Unfortunately I couldn't get this post up in time for Eid, but I made it anyways because it was simply the recipe I couldn't wait to try once I returned from Morocco. Garrett and I pretty much at harira every night we spent in Morocco. Its a traditional soup for Ramadan, served at iftar meals after the evening call to break fast. As we traveled north from Marrakech to Tangier, we tasted a few variations of this soup, and the recipe below combines characteristics of a few different regions. While most we ate were vegetarian (like this), others had a rich, meaty flavor that must have been either lamb or goat. In the north we were more likely to encounter the soup finished with egg whisked in, and I included that here because I think it adds some richness to a vegetarian version.
Our favorite harira experience, by far, was at a little neighborhood place called Cafe Kasbah in the Tangier medina. We dropped by right before iftar just for a coffee, and the guy running the place, Hassan, was happy to have us sit while he and the other men running the six-table cafe broke fast. They passed us dates, orange juice, and fried goodies, including us in their iftar ritual. They gave us a rich, meaty harira and a thin grilled bread with chicken and onions pressed between the buttery layers. We ordered nothing and they fed us happily, just passing dishes to our table. I guess it didn't seem right to eat the iftar meal while others around them weren't included. I don't think it every seemed right to a Moroccan to not offer a ridiculous amount of food to your guests. I've never experienced such hospitality anywhere in the world. We returned to visit Hassan and the cafe the following evening, this time ordering a delicious vegetable tagine, and of course, more harira. We met a number of Moroccans who really made our travels wonderful, and Hassan was one of my favorites. شكرا
Ingredients (makes about 8 servings):
- 2 tbsp. olive oil
- 1 medium onion, minced
- 3 celery stalks, minced
- 2 cloves of garlic, minced
- 1 green chili (like serrano), minced
- 1/4 cup finely chopped parsley
- 1/4 cup finely chopped cilantro
- 3 tomatoes, diced
- 1 large can (14 oz.) whole stewed tomatoes, crushed or pureed with the juice
- 2 tbsp. tomato paste
- 1/2 cup canned chickpeas
- 1/3 cup lentils
- 1/3 cup orzo (or broken up vermicelli pasta)
- 4 cups vegetable stock
- 4 cups water
- 1/4 cup flour, diluted in water
- 2 eggs, beaten (optional)
- 1 tsp. black pepper
- 1 tsp. ground cinnamon
- 1 tsp. ground ginger
- 1 tsp. cumin
- 1 tsp. paprika
- 1/2 tsp. allspice
- 1/2 tsp. coriander
- pinch of saffron threads (optional)
- salt to taste
Since this recipe requires lots of ingredients, but comes together quickly, prep by mincing, chopping, and measuring everything listed above. As a time saver, you can use a food processor (I used my little Ninja). Mince the green chili and garlic together, and the parsley and cilantro together. Oh, and you can mix all your spices in a bowl (but leave the saffron threads aside).

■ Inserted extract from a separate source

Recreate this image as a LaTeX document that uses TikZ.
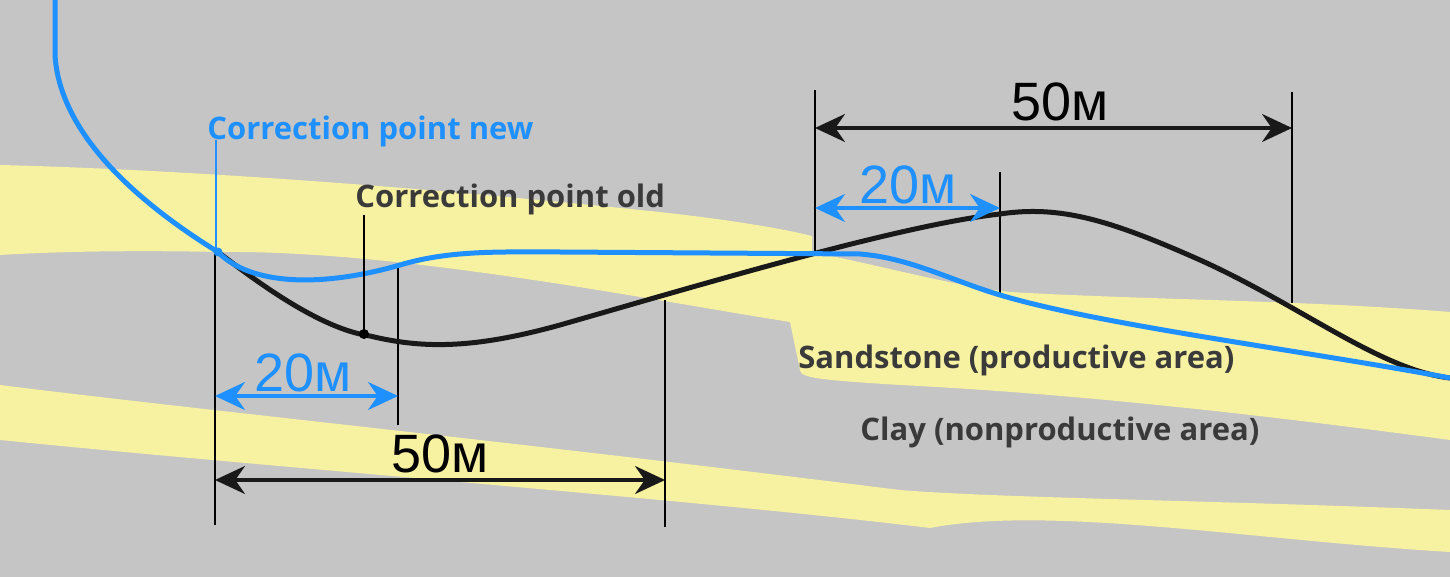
\documentclass[tikz,border=0pt]{standalone}
\usepackage{fontspec}
\setmainfont{Open Sans}
\newfontfamily\dimfont{Liberation Sans}
\usetikzlibrary{arrows.meta}
\definecolor{bg}{HTML}{C4C5C4}
\definecolor{sand}{HTML}{F7F1A2}
\definecolor{wblue}{HTML}{1E90FF}
\definecolor{txt}{HTML}{3A3A3A}
\tikzset{
 ext/.style={line width=0.6pt,black},
 dimarr/.style={line width=1.6pt,{Stealth[length=15pt,width=14pt]}-{Stealth[length=15pt,width=14pt]}},
 dimlbl/.style={font=\dimfont\fontsize{27}{29}\selectfont,inner sep=0pt},
 lbl/.style={font=\bfseries\fontsize{15.5}{17}\selectfont,inner sep=0pt,anchor=west}
}
\begin{document}
\begin{tikzpicture}[x=0.5pt,y=-0.5pt]
\fill[bg] (0,0) rectangle (1450,577);
\useasboundingbox (0,0) rectangle (1450,577);
% upper sand band
\fill[sand] (0,165) .. controls (200,170) and (450,190) .. (640,210) .. controls (720,218) and (780,228) .. (812,236)
 -- (812,252) .. controls (900,270) and (950,285) .. (1010,292) .. controls (1150,300) and (1300,300) .. (1450,312)
 -- (1450,440) .. controls (1300,420) and (1100,395) .. (900,385) .. controls (820,380) and (800,378) .. (800,370)
 -- (790,322) .. controls (650,300) and (400,250) .. (220,252) .. controls (120,250) and (50,252) .. (0,255) -- cycle;
% lower sand band
\fill[sand] (0,385) .. controls (200,410) and (500,440) .. (900,490) .. controls (1000,498) and (1200,500) .. (1450,510)
 -- (1450,552) .. controls (1250,540) and (1050,505) .. (930,528) .. controls (700,500) and (300,470) .. (0,440) -- cycle;
% extension lines
\coordinate (a0) at (215,252); \coordinate (a1) at (215,525);
\coordinate (b0) at (398,265); \coordinate (b1) at (398,425);
\coordinate (c0) at (665,300); \coordinate (c1) at (665,527);
\coordinate (d0) at (815,90); \coordinate (d1) at (815,253);
\coordinate (e0) at (1000,172); \coordinate (e1) at (1000,295);
\coordinate (f0) at (1292,92); \coordinate (f1) at (1292,303);
\draw[ext] (a0)--(a1); \draw[ext] (b0)--(b1); \draw[ext] (c0)--(c1);
\draw[ext] (d0)--(d1); \draw[ext] (e0)--(e1); \draw[ext] (f0)--(f1);
% black well path
\draw[line width=2.5pt,black!90] (218,252) .. controls (280,300) and (330,330) .. (370,336)
 .. controls (420,348) and (470,350) .. (560,325) .. controls (700,285) and (900,225) .. (1000,214)
 .. controls (1060,205) and (1110,220) .. (1200,260) .. controls (1300,305) and (1380,370) .. (1450,378);
% blue well path
\draw[line width=2.5pt,wblue] (55,0) -- (55,55) .. controls (60,140) and (150,210) .. (218,252)
 .. controls (250,285) and (320,288) .. (400,265) .. controls (450,250) and (500,252) .. (560,252)
 -- (860,254) .. controls (910,258) and (950,280) .. (1000,295) .. controls (1100,325) and (1300,350) .. (1450,378);
% correction points
\draw[wblue,line width=1pt] (216,140) -- (216,252);
\fill[wblue] (218,252) circle (4.5);
\draw[black,line width=1.2pt] (364,215) -- (364,333);
\fill[black] (364,334) circle (5);
\node[lbl,text=wblue] (cpn) at (207,131) {Correction point new};
\node[lbl,text=txt] (cpo) at (355,199) {Correction point old};
\node[lbl,text=txt] (ss) at (798,360) {Sandstone (productive area)};
\node[lbl,text=txt] (cl) at (860,432) {Clay (nonproductive area)};
% dimensions
\draw[dimarr,wblue] (215,396) -- (398,396);
\node[dimlbl,text=wblue] (t1) at (303,373) {20м};
\draw[dimarr,black!90] (215,480) -- (665,480);
\node[dimlbl] (t2) at (440,454) {50м};
\draw[dimarr,black!90] (815,128) -- (1292,128);
\node[dimlbl] (t3) at (1060,102) {50м};
\draw[dimarr,wblue] (815,208) -- (1000,208);
\node[dimlbl,text=wblue] (t4) at (908,185) {20м};
\end{tikzpicture}
\end{document}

Now that you have everything prepared and portioned out, the rest is easy. Heat the olive oil in a large soup pot and add the minced onion. Salt and cook for a few minutes, until translucent. Then, add the celery, salt, and cook for a few more minutes. (For a meat version, start by browning your meat on all sides, then removing it from the pan before cooking the onion. You'll reintroduce the meat later, when adding the stock and water, for it to braise fully.)
Add the green chili, garlic, and half the cilantro and parsley. Cook for two minutes before adding your mix of spices. Everything should come together like a paste, but you can add a little water if it needs some moisture. Once it comes together, add the diced tomato and cook until softened.
Now add the canned tomatoes, stock, water, saffron, and lentils (and meat, if your going that route). Bring to a boil, then cover and reduce the heat to medium low. Let it simmer for about 10-15 minutes, or until the lentils are cooked.
Its time to thicken the soup by adding the tomato paste, chickpeas, orzo, and flour. Diluting the flour in water ensures that it won't just add clumps, and will evenly thicken the broth. Pour it in slowly as you stir the pot.
The soup is done once the orzo is cooked through. I preferred the soup with egg whisked in, and if you want to try that be sure to temper the whisked eggs in separate bowl before slowly pouring it in the pot. All you need to do is ladle about 1/4 cup of the broth into the bowl of whisked egg continuing to whisk as you do to slowly bringing it to temperature, before adding the egg to the pot.
Just prior to serving, stir in a bit of the remaining cilantro and parsley mix.